Sometime around 300 B.C., Euclid and his fellow geometers had explored the different shapes you get if you slice a cone with a knife. Cut straight across and you get a circle; at an angle and you get an ellipse; parallel to one side, a parabola. Euclid had studied circles, ellipses, and parabolas because he found them beautiful, not useful. (In the Greek world, where manual labor was the domain of slaves, to label an idea “useful” would have been to sully it. Even to work as a tradesman or a shopkeeper was contemptible; Plato proposed that a free man who took such a job be subject to arrest.)


Nineteen centuries later, Galileo found the laws that govern falling objects on Earth. After he showed the way, the discoveries came in a flood. Rocks thrown in the air and arrows shot from a bow travel in parabolas, and comets and planets move along ellipses exactly as if a colossal diagram from Euclid had been set among the stars. The universe had been meticulously arranged, Galileo and Kepler and Newton demonstrated, and the arrangement was the work of a brilliant geometer.
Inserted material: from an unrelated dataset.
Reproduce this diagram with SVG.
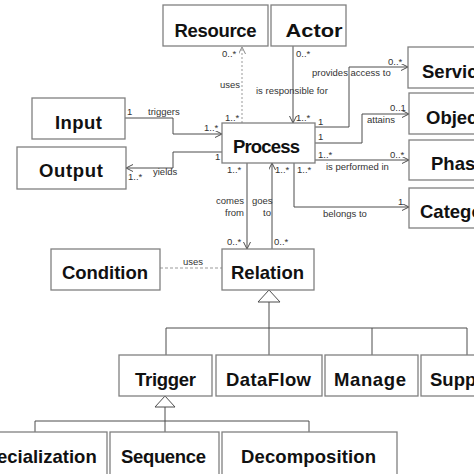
<svg xmlns="http://www.w3.org/2000/svg" width="474" height="474" viewBox="0 0 474 474">
<style>
.box{fill:#fff;stroke:#808080;stroke-width:1.3}
.name{font-family:"Liberation Sans",Arial,sans-serif;font-weight:bold;font-size:18.5px;fill:#111;text-anchor:middle}
.clip{text-anchor:start}
.lbl{font-family:"Liberation Sans",Arial,sans-serif;font-size:9.5px;fill:#333}
.end{text-anchor:end}
.conn{fill:none;stroke:#4d4d4d;stroke-width:1}
.dot{fill:none;stroke:#999;stroke-width:1;stroke-dasharray:2,2}
.dash{fill:none;stroke:#999;stroke-width:1;stroke-dasharray:3,2}
.gen{fill:#fff;stroke:#4d4d4d;stroke-width:1}
</style>
<defs>
<marker id="arr" markerUnits="userSpaceOnUse" markerWidth="9" markerHeight="9" refX="7" refY="3.5" orient="auto">
<path d="M0,0 L7,3.5 L0,7" fill="none" stroke="#4d4d4d" stroke-width="1"/>
</marker>
<marker id="arrg" markerUnits="userSpaceOnUse" markerWidth="9" markerHeight="9" refX="7" refY="3.5" orient="auto">
<path d="M0,0 L7,3.5 L0,7" fill="none" stroke="#888" stroke-width="1"/>
</marker>
</defs>
<rect width="474" height="474" fill="#fff"/>

<g id="connectors">
<line class="dot" x1="242" y1="123" x2="242" y2="47" marker-end="url(#arrg)"/>
<line class="conn" x1="293" y1="46" x2="293" y2="123" marker-end="url(#arr)"/>
<polyline class="conn" points="315,127 349,127 349,67 408,67" marker-end="url(#arr)"/>
<polyline class="conn" points="315,143 362,143 362,114 409,114" marker-end="url(#arr)"/>
<line class="conn" x1="315" y1="160" x2="409" y2="160" marker-end="url(#arr)"/>
<polyline class="conn" points="294,163 294,207 409,207" marker-end="url(#arr)"/>
<line class="conn" x1="247" y1="163" x2="247" y2="249" marker-end="url(#arr)"/>
<line class="conn" x1="272" y1="249" x2="272" y2="163" marker-end="url(#arr)"/>
<polyline class="conn" points="125,118 173,118 173,134 222,134" marker-end="url(#arr)"/>
<polyline class="conn" points="222,152 173,152 173,168 126,168" marker-end="url(#arr)"/>
<line class="dash" x1="160" y1="268" x2="222" y2="268"/>
<polygon class="gen" points="269,290 258,302 280,302"/>
<line class="conn" x1="269" y1="302" x2="269" y2="355"/>
<polyline class="conn" points="166,355 166,328 467,328 467,355"/>
<line class="conn" x1="372" y1="328" x2="372" y2="355"/>
<polygon class="gen" points="165,396 155,407 175,407"/>
<line class="conn" x1="165" y1="407" x2="165" y2="432"/>
<polyline class="conn" points="35,432 35,421 309,421 309,432"/>
<text class="lbl" x="127" y="115">1</text>
<text class="lbl" x="148" y="115">triggers</text>
<text class="lbl" x="204" y="131">1..*</text>
<text class="lbl" x="215" y="160">1</text>
<text class="lbl" x="128" y="180">1..*</text>
<text class="lbl" x="153" y="175">yields</text>
<text class="lbl" x="222" y="57">0..*</text>
<text class="lbl" x="220" y="88">uses</text>
<text class="lbl" x="296" y="57">0..*</text>
<text class="lbl" x="256" y="94">is responsible for</text>
<text class="lbl" x="225" y="121">1..*</text>
<text class="lbl" x="296" y="121">1..*</text>
<text class="lbl" x="312" y="76">provides access to</text>
<text class="lbl" x="388" y="65">0..*</text>
<text class="lbl" x="318" y="125">1</text>
<text class="lbl" x="318" y="140">1</text>
<text class="lbl" x="367" y="123">attains</text>
<text class="lbl" x="390" y="111">0..1</text>
<text class="lbl" x="318" y="158">1..*</text>
<text class="lbl" x="326" y="170">is performed in</text>
<text class="lbl" x="390" y="158">0..*</text>
<text class="lbl" x="398" y="205">1</text>
<text class="lbl" x="323" y="217">belongs to</text>
<text class="lbl" x="227" y="173">1..*</text>
<text class="lbl" x="275" y="173">1..*</text>
<text class="lbl" x="297" y="173">1..*</text>
<text class="lbl end" x="244" y="204">comes</text>
<text class="lbl end" x="244" y="216">from</text>
<text class="lbl" x="252" y="204">goes</text>
<text class="lbl end" x="271" y="216">to</text>
<text class="lbl" x="227" y="245">0..*</text>
<text class="lbl" x="274" y="245">0..*</text>
<text class="lbl" x="183" y="265">uses</text>
</g>

<g id="resource"><rect class="box" x="163" y="5" width="105" height="41"/><text class="name" x="215.5" y="37" textLength="82">Resource</text></g>
<g id="actor"><rect class="box" x="271" y="5" width="75" height="41"/><text class="name" x="314" y="37" font-size="20" textLength="57" lengthAdjust="spacingAndGlyphs">Actor</text></g>
<g id="service"><rect class="box" x="408" y="47" width="80" height="41"/><text class="name clip" x="422" y="78">Service</text></g>
<g id="object"><rect class="box" x="409" y="93" width="80" height="41"/><text class="name clip" x="426" y="123.5">Object</text></g>
<g id="phase"><rect class="box" x="409" y="140" width="80" height="40"/><text class="name clip" x="431" y="170">Phase</text></g>
<g id="category"><rect class="box" x="409" y="188" width="80" height="40"/><text class="name clip" x="420" y="218">Category</text></g>
<g id="input"><rect class="box" x="32" y="98" width="93" height="41"/><text class="name" x="78.5" y="129" textLength="47">Input</text></g>
<g id="output"><rect class="box" x="17" y="147" width="109" height="42"/><text class="name" x="71" y="177" textLength="64">Output</text></g>
<g id="process"><rect class="box" x="222" y="123" width="93" height="40"/><text class="name" x="266.5" y="153" textLength="67">Process</text></g>
<g id="condition"><rect class="box" x="51" y="249" width="109" height="41"/><text class="name" x="105" y="279" textLength="86">Condition</text></g>
<g id="relation"><rect class="box" x="222" y="249" width="92" height="41"/><text class="name" x="267.5" y="279" textLength="73">Relation</text></g>
<g id="trigger"><rect class="box" x="119" y="355" width="93" height="41"/><text class="name" x="165.5" y="386" textLength="61">Trigger</text></g>
<g id="dataflow"><rect class="box" x="216" y="355" width="106" height="41"/><text class="name" x="268.5" y="386" textLength="85">DataFlow</text></g>
<g id="manage"><rect class="box" x="325" y="355" width="93" height="41"/><text class="name" x="370" y="386" textLength="72">Manage</text></g>
<g id="support"><rect class="box" x="421" y="355" width="80" height="41"/><text class="name clip" x="430" y="386">Support</text></g>
<g id="specialization"><rect class="box" x="-2" y="432" width="109" height="50"/><text class="name" x="35" y="463">Specialization</text></g>
<g id="sequence"><rect class="box" x="110" y="432" width="109" height="50"/><text class="name" x="163.5" y="463" textLength="85">Sequence</text></g>
<g id="decomposition"><rect class="box" x="222" y="432" width="175" height="50"/><text class="name" x="308.5" y="463" textLength="135">Decomposition</text></g>
</svg>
Then came an amazing leap. It was not simply that one aspect of nature or another followed mathematical law; mathematics governed every aspect of the cosmos, from a pencil falling off a table to a planet wandering among the stars. Galileo and the other seventeenth-century giants discovered a few golden threads and inferred the existence of a broad and gorgeous tapestry.

If God was a mathematician, it went without saying that He was the most skilled of all mathematicians. And since nature’s laws are God’s handiwork, they must necessarily be flawless—few in number, compact, elegant, and perfectly meshed with one another. “It is ye perfection of God’s works that they are all done with ye greatest simplicity,” Isaac Newton declared. “He is ye God of order and not of confusion.”

The primary mission that seventeenth-century science set itself was to find His laws. The problem was that someone would first have to invent a new kind of mathematics.